The custodian is usually responsible for calculating the NIA. The calculation allocates a pro-rata portion of the IRA’s total earnings or losses to the specific contribution being recharacterized.

If the contribution was made to a newly established IRA with no prior balance, the NIA calculation is simplified, and the entire account balance is transferred. If the IRA contains commingled funds, the pro-rata calculation ensures only the earnings attributable to the contribution are transferred. The NIA amount can be positive or negative, meaning the taxpayer transfers a lesser amount if a loss occurred.

Reporting Recharacterizations to the IRS

A recharacterization must be properly documented and reported to the Internal Revenue Service. The primary document used to report IRA transactions is IRS Form 8606, Nondeductible IRAs.

If a taxpayer recharacterizes a Roth IRA contribution to a Traditional IRA contribution, they must report the nondeductible portion on Form 8606, Part I. If the entire contribution was recharacterized, a statement must be attached to the tax return explaining the transaction.

The IRA custodian will issue several forms related to the transfer. They will send Form 5498, IRA Contribution Information, to report the initial and final contributions. They will also issue Form 1099-R, Distributions From Pensions, Annuities, Retirement or Profit-Sharing Plans, IRAs, Insurance Contracts, etc., to report the transfer out of the initial IRA.

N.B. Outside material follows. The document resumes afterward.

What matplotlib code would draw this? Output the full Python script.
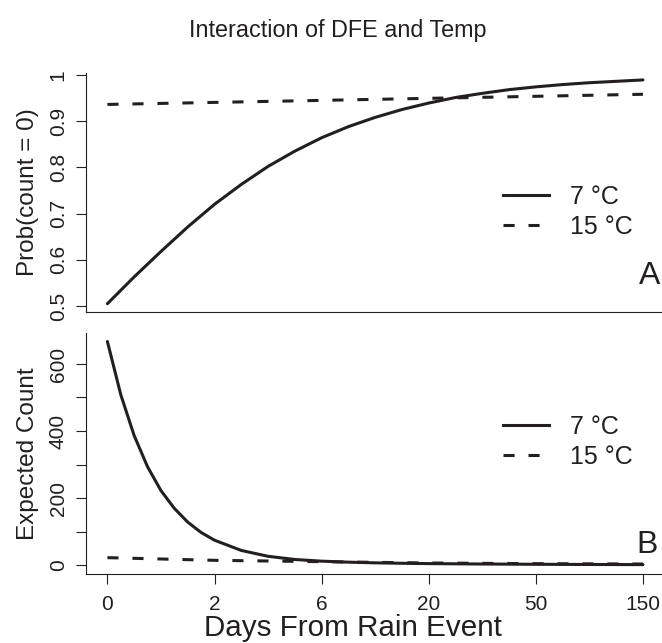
import matplotlib
matplotlib.use("Agg")
import matplotlib.pyplot as plt
from matplotlib.lines import Line2D

# ── data ──
tick_pos = [0, 1, 2, 3, 4, 5]
tick_labels = ["0", "2", "6", "20", "50", "150"]

# panel A: Prob(count = 0)
prob_x_7 = [0, 0.25, 0.5, 0.75, 1.0, 1.25, 1.5, 1.75, 2.0, 2.25, 2.5, 2.75,
            3.0, 3.25, 3.5, 3.75, 4.0, 4.25, 4.5, 4.75, 5.0]
prob_y_7 = [0.505, 0.563, 0.618, 0.671, 0.720, 0.763, 0.802, 0.835, 0.864, 0.888,
            0.908, 0.925, 0.939, 0.951, 0.960, 0.968, 0.974, 0.979, 0.983, 0.986, 0.989]
prob_x_15 = [0, 2.5, 5.0]
prob_y_15 = [0.936, 0.947, 0.958]

# panel B: Expected Count
cnt_x_7 = [0, 0.125, 0.25, 0.375, 0.5, 0.625, 0.75, 0.875, 1.0, 1.25, 1.5, 1.75,
           2.0, 2.25, 2.5, 2.75, 3.0, 3.5, 4.0, 4.5, 5.0]
cnt_y_7 = [667, 508, 386, 293, 222, 169, 128, 97, 74, 43.5, 26, 16.5,
           11.5, 8.5, 6.5, 5.2, 4.2, 3.0, 2.2, 1.6, 1.2]
cnt_x_15 = [0, 1, 2, 3, 4, 5]
cnt_y_15 = [22, 14, 10, 6, 4, 3]

legend_labels = ["7 \u00b0C", "15 \u00b0C"]

# ── style ──
plt.rcParams["font.family"] = ["Liberation Sans", "DejaVu Sans"]
plt.rcParams["lines.scale_dashes"] = False
INK = "#231f20"
LW = 2.2
DASH = (0, (8, 10))

W, H = 662, 643
fig = plt.figure(figsize=(W / 100, H / 100), dpi=100)


def px_axes(left, top, right, bottom):
    return fig.add_axes([left / W, 1 - bottom / H, (right - left) / W, (bottom - top) / H])


axA = px_axes(86, 73, 664.4, 312)
axB = px_axes(86, 333, 664.4, 574)

for ax in (axA, axB):
    for s in ("top", "right"):
        ax.spines[s].set_visible(False)
    for s in ("left", "bottom"):
        ax.spines[s].set_color(INK)
        ax.spines[s].set_linewidth(0.8)
    ax.set_xlim(-0.2, 5.2)
    ax.tick_params(axis="y", direction="out", length=7.2, width=0.8, color=INK,
                   labelsize=15, labelcolor=INK, pad=6)

# panel A
axA.plot(prob_x_7, prob_y_7, color=INK, lw=LW, solid_capstyle="round")
axA.plot(prob_x_15, prob_y_15, color=INK, lw=LW, linestyle=DASH)
axA.set_ylim(0.487, 1.004)
axA.set_yticks([0.5, 0.6, 0.7, 0.8, 0.9, 1.0])
axA.set_yticklabels(["0.5", "0.6", "0.7", "0.8", "0.9", "1"], rotation=90, va="center")
axA.set_xticks([])
axA.set_ylabel("Prob(count = 0)", fontsize=17.5, color=INK, labelpad=7)
axA.text(660 / W, 1 - 276 / H, "A", transform=fig.transFigure, ha="right",
         va="center", fontsize=23, color=INK)

# panel B
axB.plot(cnt_x_7, cnt_y_7, color=INK, lw=LW, solid_capstyle="round")
axB.plot(cnt_x_15, cnt_y_15, color=INK, lw=LW, linestyle=DASH)
axB.set_ylim(-26.8, 692.5)
axB.set_yticks([0, 100, 200, 300, 400, 500, 600])
axB.set_yticklabels(["0", "", "200", "", "400", "", "600"], rotation=90, va="center")
axB.set_xticks(tick_pos)
axB.set_xticklabels(tick_labels)
axB.tick_params(axis="x", direction="out", length=7.2, width=0.8, color=INK,
                labelsize=15, labelcolor=INK, pad=8)
axB.set_ylabel("Expected Count", fontsize=17.5, color=INK, labelpad=7)
axB.text(658 / W, 1 - 545 / H, "B", transform=fig.transFigure, ha="right",
         va="center", fontsize=23, color=INK)

# legends
handles = [Line2D([], [], color=INK, lw=LW),
           Line2D([], [], color=INK, lw=LW, linestyle=DASH)]
for ax, yc in ((axA, 212), (axB, 441.7)):
    ax.legend(handles, legend_labels, loc="center left",
              bbox_to_anchor=(503 / W, 1 - yc / H), bbox_transform=fig.transFigure,
              frameon=False, fontsize=18, handlelength=1.85, handletextpad=0.85,
              labelspacing=0.25, borderpad=0, borderaxespad=0, labelcolor=INK)

fig.text(338 / W, 1 - 30 / H, "Interaction of DFE and Temp", ha="center",
         va="center", fontsize=16.8, color=INK)
fig.text(353 / W, 1 - 628 / H, "Days From Rain Event", ha="center",
         va="center", fontsize=21.3, color=INK)

fig.savefig("out.png", dpi=100)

Form 1099-R shows the gross amount transferred, and a specific code in Box 7 indicates that the distribution was a recharacterization. This signals that the transfer is generally not a taxable event. The taxpayer must reconcile the information on these forms with their tax return.

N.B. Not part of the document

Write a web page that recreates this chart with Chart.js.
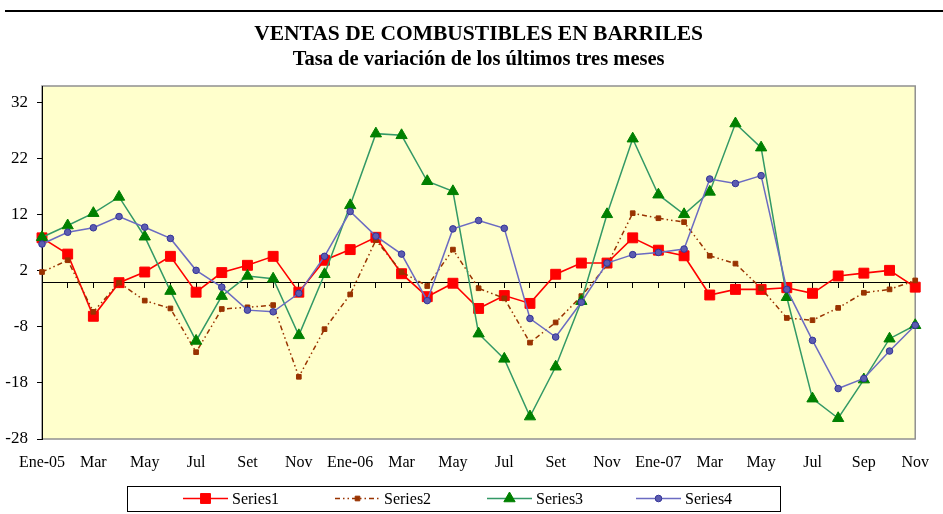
<!DOCTYPE html>
<html>
<head>
<meta charset="utf-8">
<script src="https://cdn.jsdelivr.net/npm/chart.js@4.4.1/dist/chart.umd.min.js"></script>
<style>
  html, body { margin: 0; padding: 0; background: #ffffff; }
  #wrap { width: 943px; height: 514px; position: relative; }
</style>
</head>
<body>
<div id="wrap"><canvas id="c" width="943" height="514"></canvas></div>
<script>
// ---------------- DATA ----------------
const months = [
  'Ene-05','Feb','Mar','Abr','May','Jun','Jul','Ago','Set','Oct','Nov','Dic',
  'Ene-06','Feb','Mar','Abr','May','Jun','Jul','Ago','Set','Oct','Nov','Dic',
  'Ene-07','Feb','Mar','Abr','May','Jun','Jul','Ago','Sep','Oct','Nov'
];
const yTicks = [-28, -18, -8, 2, 12, 22, 32];
const seriesNames = ['Series1', 'Series2', 'Series3', 'Series4'];

const series1 = [7.9, 5.0, -6.1, -0.1, 1.8, 4.6, -1.8, 1.7, 3.0, 4.6, -1.8, 3.9,
                 5.8, 8.0, 1.5, -2.6, -0.2, -4.7, -2.4, -3.8, 1.4, 3.4, 3.4, 7.9,
                 5.7, 4.7, -2.3, -1.3, -1.3, -1.0, -2.0, 1.1, 1.6, 2.1, -0.9];
const series2 = [1.8, 3.9, -5.3, -0.1, -3.3, -4.7, -12.5, -4.8, -4.5, -4.1, -16.9, -8.4,
                 -2.2, 7.5, 1.8, -0.7, 5.8, -1.1, -2.9, -10.8, -7.2, -2.5, 3.0, 12.3,
                 11.4, 10.7, 4.7, 3.3, -1.1, -6.4, -6.8, -4.6, -1.9, -1.3, 0.3];
const series3 = [8.0, 10.1, 12.3, 15.2, 8.1, -1.6, -10.5, -2.5, 1.1, 0.6, -9.5, 1.4,
                 13.7, 26.5, 26.2, 18.0, 16.2, -9.2, -13.7, -24.0, -15.1, -3.4, 12.1, 25.6,
                 15.6, 12.1, 16.1, 28.3, 24.0, -2.7, -20.8, -24.3, -17.4, -10.1, -7.7];
const series4 = [6.8, 8.9, 9.7, 11.7, 9.8, 7.8, 2.1, -0.9, -5.0, -5.3, -2.0, 4.6,
                 12.6, 8.2, 5.0, -3.3, 9.5, 11.0, 9.6, -6.5, -9.8, -3.6, 3.4, 4.9,
                 5.3, 5.9, 18.4, 17.6, 19.0, -1.3, -10.4, -19.0, -17.2, -12.3, -7.7];

// ---------------- STYLE ----------------
const FONT = "'Liberation Serif', 'Times New Roman', serif";
Chart.defaults.font.family = FONT;
Chart.defaults.color = '#000000';

function drawMarker(ctx, style, r, x, y) {
  ctx.beginPath();
  if (style === 'rect') {
    const s = r * Math.SQRT1_2;
    ctx.rect(x - s, y - s, 2 * s, 2 * s);
  } else if (style === 'triangle') {
    ctx.moveTo(x, y - r);
    ctx.lineTo(x + r * 0.866, y + r / 2);
    ctx.lineTo(x - r * 0.866, y + r / 2);
    ctx.closePath();
  } else {
    ctx.arc(x, y, r, 0, Math.PI * 2);
  }
  ctx.fill();
  ctx.stroke();
}

const plotBg = {
  id: 'plotBg',
  beforeDraw(chart) {
    const { ctx, chartArea: a } = chart;
    ctx.save();
    ctx.fillStyle = '#ffffff';
    ctx.fillRect(0, 0, chart.width, chart.height);
    ctx.fillStyle = '#000000';
    ctx.fillRect(5, 10, chart.width - 5, 2);
    ctx.fillStyle = '#FFFFCC';
    ctx.fillRect(a.left, a.top, a.right - a.left, a.bottom - a.top);
    ctx.strokeStyle = '#909090';
    ctx.lineWidth = 1.5;
    ctx.strokeRect(a.left, a.top, a.right - a.left, a.bottom - a.top);
    ctx.restore();
  }
};

const legendBox = {
  id: 'legendBox',
  afterDraw(chart) {
    const ctx = chart.ctx;
    const startX = [183, 335, 487, 636];
    const y = 498.5;
    ctx.save();
    ctx.strokeStyle = '#000000';
    ctx.lineWidth = 1;
    ctx.strokeRect(127.5, 486.5, 653, 25);
    chart.data.datasets.forEach((ds, i) => {
      const x0 = startX[i];
      ctx.save();
      ctx.strokeStyle = ds.borderColor;
      ctx.lineWidth = ds.borderWidth;
      ctx.setLineDash(ds.borderDash || []);
      ctx.beginPath();
      ctx.moveTo(x0, y);
      ctx.lineTo(x0 + 45, y);
      ctx.stroke();
      ctx.setLineDash([]);
      ctx.fillStyle = ds.pointBackgroundColor;
      ctx.strokeStyle = ds.pointBorderColor;
      ctx.lineWidth = ds.pointBorderWidth;
      drawMarker(ctx, ds.pointStyle, ds.pointRadius, x0 + 22.5, y);
      ctx.restore();
      ctx.fillStyle = '#000000';
      ctx.font = "16px " + FONT;
      ctx.textBaseline = 'middle';
      ctx.textAlign = 'left';
      ctx.fillText(ds.label, x0 + 49, y + 1);
    });
    ctx.restore();
  }
};

const chart = new Chart(document.getElementById('c'), {
  type: 'line',
  data: {
    labels: months,
    datasets: [
      {
        label: seriesNames[0], data: series1, order: 4, clip: false,
        borderColor: '#FF0000', borderWidth: 1.6,
        pointStyle: 'rect', pointRadius: 7, pointBackgroundColor: '#FF0000',
        pointBorderColor: '#FF0000', pointBorderWidth: 1, tension: 0
      },
      {
        label: seriesNames[1], data: series2, order: 3, clip: false,
        borderColor: '#993300', borderWidth: 1.5, borderDash: [5, 3, 1.5, 3, 1.5, 3],
        pointStyle: 'rect', pointRadius: 3.3, pointBackgroundColor: '#993300',
        pointBorderColor: '#993300', pointBorderWidth: 1, tension: 0
      },
      {
        label: seriesNames[2], data: series3, order: 2, clip: false,
        borderColor: '#339966', borderWidth: 1.5,
        pointStyle: 'triangle', pointRadius: 6.5, pointBackgroundColor: '#008000',
        pointBorderColor: '#008000', pointBorderWidth: 1, tension: 0
      },
      {
        label: seriesNames[3], data: series4, order: 1, clip: false,
        borderColor: '#6B6BC2', borderWidth: 1.5,
        pointStyle: 'circle', pointRadius: 3.3, pointBackgroundColor: '#5C5CB0',
        pointBorderColor: '#333399', pointBorderWidth: 1, tension: 0
      }
    ]
  },
  options: {
    responsive: false,
    animation: false,
    events: [],
    devicePixelRatio: 1,
    layout: { padding: { left: 0, right: 0, top: 0, bottom: 41 } },
    plugins: {
      legend: { display: false },
      tooltip: { enabled: false },
      title: {
        display: true,
        fullSize: false,
        text: 'VENTAS DE COMBUSTIBLES EN BARRILES',
        color: '#000000',
        font: { size: 21.5, weight: 'bold', family: FONT, lineHeight: 1.2 },
        padding: { top: 22, bottom: 0 }
      },
      subtitle: {
        display: true,
        fullSize: false,
        text: 'Tasa de variación de los últimos tres meses',
        color: '#000000',
        font: { size: 20.5, weight: 'bold', family: FONT, lineHeight: 1.0 },
        padding: { top: 2, bottom: 15.7 }
      }
    },
    scales: {
      x: {
        type: 'category',
        position: 'bottom',
        offset: false,
        grid: { display: false, drawTicks: false },
        border: { display: false },
        ticks: {
          autoSkip: false, maxRotation: 0, minRotation: 0, padding: 14,
          color: '#000000', font: { size: 16, family: FONT },
          callback: (v, i) => (i % 2 === 0 ? months[i] : '')
        },
        afterFit: (s) => { s.height = 34; }
      },
      x0: {
        type: 'category',
        position: { y: 0 },
        offset: false,
        grid: { display: true, drawOnChartArea: false, drawTicks: true, tickLength: 5, color: '#000000', lineWidth: 1 },
        border: { display: true, color: '#000000', width: 1 },
        ticks: { display: false, autoSkip: false }
      },
      y: {
        type: 'linear',
        position: 'left',
        min: -28,
        max: 35,
        afterBuildTicks: (s) => { s.ticks = yTicks.map(v => ({ value: v })); },
        grid: { display: true, drawOnChartArea: false, drawTicks: true, tickLength: 5, color: '#000000', lineWidth: 1 },
        border: { display: true, color: '#000000', width: 1 },
        ticks: {
          padding: 9, color: '#000000', font: { size: 17, family: FONT },
          callback: (v) => String(v)
        },
        afterFit: (s) => { s.width = 42; }
      },
      yR: {
        type: 'linear',
        position: 'right',
        display: true,
        grid: { display: false, drawTicks: false },
        border: { display: false },
        ticks: { display: false },
        afterFit: (s) => { s.width = 19; }
      }
    }
  },
  plugins: [plotBg, legendBox]
});
</script>
</body>
</html>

The recharacterization is treated as if the contribution was made to the second IRA on the date the original contribution was made. The transaction must be reflected on the tax return for the year the initial contribution occurred, even if the transfer happened in the subsequent year before the tax deadline. Attaching a clear statement to the tax return is necessary to inform the IRS of the corrective action taken.